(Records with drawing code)

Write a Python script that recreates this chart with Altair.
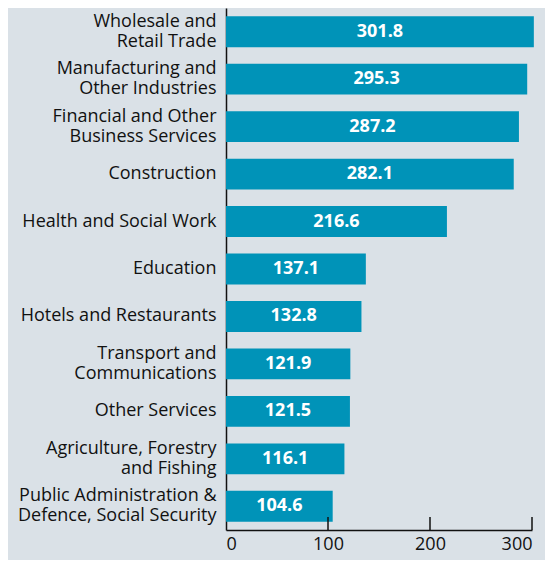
import altair as alt
import pandas as pd

categories = [
    "Wholesale and\nRetail Trade",
    "Manufacturing and\nOther Industries",
    "Financial and Other\nBusiness Services",
    "Construction",
    "Health and Social Work",
    "Education",
    "Hotels and Restaurants",
    "Transport and\nCommunications",
    "Other Services",
    "Agriculture, Forestry\nand Fishing",
    "Public Administration &\nDefence, Social Security",
]
values = [301.8, 295.3, 287.2, 282.1, 216.6, 137.1, 132.8, 121.9, 121.5, 116.1, 104.6]
tick_values = [100, 200, 300]

df = pd.DataFrame({"cat": categories, "val": values})
df["lbl"] = df["val"].map(lambda v: f"{v:.1f}")
ticks_df = pd.DataFrame({"t": tick_values})

BAR = "#0093b8"
BG = "#dae1e7"
FONT = "Open Sans"
H = 522
W = 306
FS = 18
LH = 20

xscale = alt.Scale(domain=[0, 300], nice=False, zero=True)
yscale = alt.Scale(paddingInner=0.35, paddingOuter=0.175)

base = alt.Chart(df)

bars = base.mark_bar(color=BAR).encode(
    x=alt.X("val:Q", scale=xscale,
            axis=alt.Axis(values=[0, 100, 200, 300], title=None, ticks=False, grid=False,
                          domainColor="#111", domainWidth=1.5, labelFontSize=FS,
                          labelColor="#111", labelPadding=5, labelFont=FONT, format="d")),
    y=alt.Y("cat:N", sort=categories, scale=yscale,
            axis=alt.Axis(title=None, ticks=False, domainColor="#111", domainWidth=1.5,
                          labelFontSize=FS, labelColor="#111", labelFont=FONT,
                          labelPadding=10, labelLimit=300,
                          labelExpr="split(datum.value, '\\n')", labelLineHeight=LH,
                          labelOffset={"condition": {"test": "indexof(datum.value, '\\n') >= 0",
                                                     "value": -LH / 2},
                                       "value": 0})),
)

text = base.mark_text(color="white", fontWeight="bold", fontSize=FS, font=FONT).encode(
    x=alt.X("xm:Q", scale=xscale),
    y=alt.Y("cat:N", sort=categories, scale=yscale),
    text="lbl:N",
).transform_calculate(xm="datum.val / 2")

tick_rules = alt.Chart(ticks_df).mark_rule(color="#111", strokeWidth=1.5).encode(
    x=alt.X("t:Q", scale=xscale),
    y=alt.value(H - 13),
    y2=alt.value(H),
)

chart = alt.layer(bars, text, tick_rules).properties(
    width=W, height=H,
    padding={"left": 218, "top": 0, "right": 13, "bottom": 30},
    autosize=alt.AutoSizeParams(type="none"),
    background=BG,
).configure_view(stroke=None)

chart.save("out.html", embed_options={"renderer": "svg", "actions": False})
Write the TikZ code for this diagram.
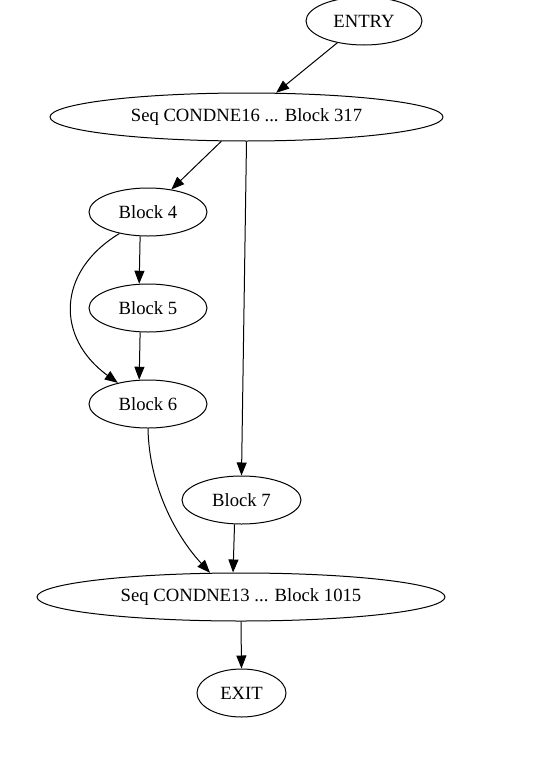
\documentclass[tikz,border=0pt]{standalone}
\usepackage{fontspec}
\setmainfont{Liberation Serif}
\usetikzlibrary{shapes.geometric,arrows.meta}

\tikzset{every picture/.style={line width=0.75pt}}
\tikzset{
	blk/.style={ellipse, draw, inner sep=0pt, minimum height=36pt, font=\fontsize{14}{16}\selectfont},
	edge/.style={draw, -{Triangle[length=9.75pt,width=7.5pt]}},
}

\begin{document}
\begin{tikzpicture}[x=0.75pt,y=0.75pt,yscale=-1,xscale=1]
	\useasboundingbox (0,0) rectangle (547,760);

	% Nodes
	\node [blk, minimum width=87pt] (entry) at (364,21) {ENTRY};
	\node [blk, minimum width=294.75pt] (seqa) at (246.5,117) {Seq CONDNE16 ... Block 317};
	\node [blk, minimum width=88.5pt] (b4) at (148,212) {Block 4};
	\node [blk, minimum width=88.5pt] (b5) at (148,308) {Block 5};
	\node [blk, minimum width=88.5pt] (b6) at (148,404) {Block 6};
	\node [blk, minimum width=89.25pt] (b7) at (241.5,500) {Block 7};
	\node [blk, minimum width=306pt] (seqb) at (241,597) {Seq CONDNE13 ... Block 1015};
	\node [blk, minimum width=66.75pt] (exit) at (241.5,693) {EXIT};

	% Edges
	\path [edge] (entry) -- (seqa);
	\path [edge] (seqa) -- (b4);
	\path [edge] (seqa.270) -- (b7.90);
	\path [edge] (b4.252) -- (b5.110);
	\path [edge] (b4.217) .. controls (56,272) and (56,338) .. (b6.145);
	\path [edge] (b5.252) -- (b6.110);
	\path [edge] (b6.270) .. controls (149,485) and (175,535) .. (seqb.142);
	\path [edge] (b7.254) -- (seqb.108);
	\path [edge] (seqb.270) -- (exit.90);

\end{tikzpicture}
\end{document}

▶ Problem: Go through the entries above and output them exactly, without pictures.

▶ Answer to the task:
Write a Python script that recreates this chart with Altair.
import altair as alt
import pandas as pd

categories = [
    "Wholesale and\nRetail Trade",
    "Manufacturing and\nOther Industries",
    "Financial and Other\nBusiness Services",
    "Construction",
    "Health and Social Work",
    "Education",
    "Hotels and Restaurants",
    "Transport and\nCommunications",
    "Other Services",
    "Agriculture, Forestry\nand Fishing",
    "Public Administration &\nDefence, Social Security",
]
values = [301.8, 295.3, 287.2, 282.1, 216.6, 137.1, 132.8, 121.9, 121.5, 116.1, 104.6]
tick_values = [100, 200, 300]

df = pd.DataFrame({"cat": categories, "val": values})
df["lbl"] = df["val"].map(lambda v: f"{v:.1f}")
ticks_df = pd.DataFrame({"t": tick_values})

BAR = "#0093b8"
BG = "#dae1e7"
FONT = "Open Sans"
H = 522
W = 306
FS = 18
LH = 20

xscale = alt.Scale(domain=[0, 300], nice=False, zero=True)
yscale = alt.Scale(paddingInner=0.35, paddingOuter=0.175)

base = alt.Chart(df)

bars = base.mark_bar(color=BAR).encode(
    x=alt.X("val:Q", scale=xscale,
            axis=alt.Axis(values=[0, 100, 200, 300], title=None, ticks=False, grid=False,
                          domainColor="#111", domainWidth=1.5, labelFontSize=FS,
                          labelColor="#111", labelPadding=5, labelFont=FONT, format="d")),
    y=alt.Y("cat:N", sort=categories, scale=yscale,
            axis=alt.Axis(title=None, ticks=False, domainColor="#111", domainWidth=1.5,
                          labelFontSize=FS, labelColor="#111", labelFont=FONT,
                          labelPadding=10, labelLimit=300,
                          labelExpr="split(datum.value, '\\n')", labelLineHeight=LH,
                          labelOffset={"condition": {"test": "indexof(datum.value, '\\n') >= 0",
                                                     "value": -LH / 2},
                                       "value": 0})),
)

text = base.mark_text(color="white", fontWeight="bold", fontSize=FS, font=FONT).encode(
    x=alt.X("xm:Q", scale=xscale),
    y=alt.Y("cat:N", sort=categories, scale=yscale),
    text="lbl:N",
).transform_calculate(xm="datum.val / 2")

tick_rules = alt.Chart(ticks_df).mark_rule(color="#111", strokeWidth=1.5).encode(
    x=alt.X("t:Q", scale=xscale),
    y=alt.value(H - 13),
    y2=alt.value(H),
)

chart = alt.layer(bars, text, tick_rules).properties(
    width=W, height=H,
    padding={"left": 218, "top": 0, "right": 13, "bottom": 30},
    autosize=alt.AutoSizeParams(type="none"),
    background=BG,
).configure_view(stroke=None)

chart.save("out.html", embed_options={"renderer": "svg", "actions": False})
Write the TikZ code for this diagram.
\documentclass[tikz,border=0pt]{standalone}
\usepackage{fontspec}
\setmainfont{Liberation Serif}
\usetikzlibrary{shapes.geometric,arrows.meta}

\tikzset{every picture/.style={line width=0.75pt}}
\tikzset{
	blk/.style={ellipse, draw, inner sep=0pt, minimum height=36pt, font=\fontsize{14}{16}\selectfont},
	edge/.style={draw, -{Triangle[length=9.75pt,width=7.5pt]}},
}

\begin{document}
\begin{tikzpicture}[x=0.75pt,y=0.75pt,yscale=-1,xscale=1]
	\useasboundingbox (0,0) rectangle (547,760);

	% Nodes
	\node [blk, minimum width=87pt] (entry) at (364,21) {ENTRY};
	\node [blk, minimum width=294.75pt] (seqa) at (246.5,117) {Seq CONDNE16 ... Block 317};
	\node [blk, minimum width=88.5pt] (b4) at (148,212) {Block 4};
	\node [blk, minimum width=88.5pt] (b5) at (148,308) {Block 5};
	\node [blk, minimum width=88.5pt] (b6) at (148,404) {Block 6};
	\node [blk, minimum width=89.25pt] (b7) at (241.5,500) {Block 7};
	\node [blk, minimum width=306pt] (seqb) at (241,597) {Seq CONDNE13 ... Block 1015};
	\node [blk, minimum width=66.75pt] (exit) at (241.5,693) {EXIT};

	% Edges
	\path [edge] (entry) -- (seqa);
	\path [edge] (seqa) -- (b4);
	\path [edge] (seqa.270) -- (b7.90);
	\path [edge] (b4.252) -- (b5.110);
	\path [edge] (b4.217) .. controls (56,272) and (56,338) .. (b6.145);
	\path [edge] (b5.252) -- (b6.110);
	\path [edge] (b6.270) .. controls (149,485) and (175,535) .. (seqb.142);
	\path [edge] (b7.254) -- (seqb.108);
	\path [edge] (seqb.270) -- (exit.90);

\end{tikzpicture}
\end{document}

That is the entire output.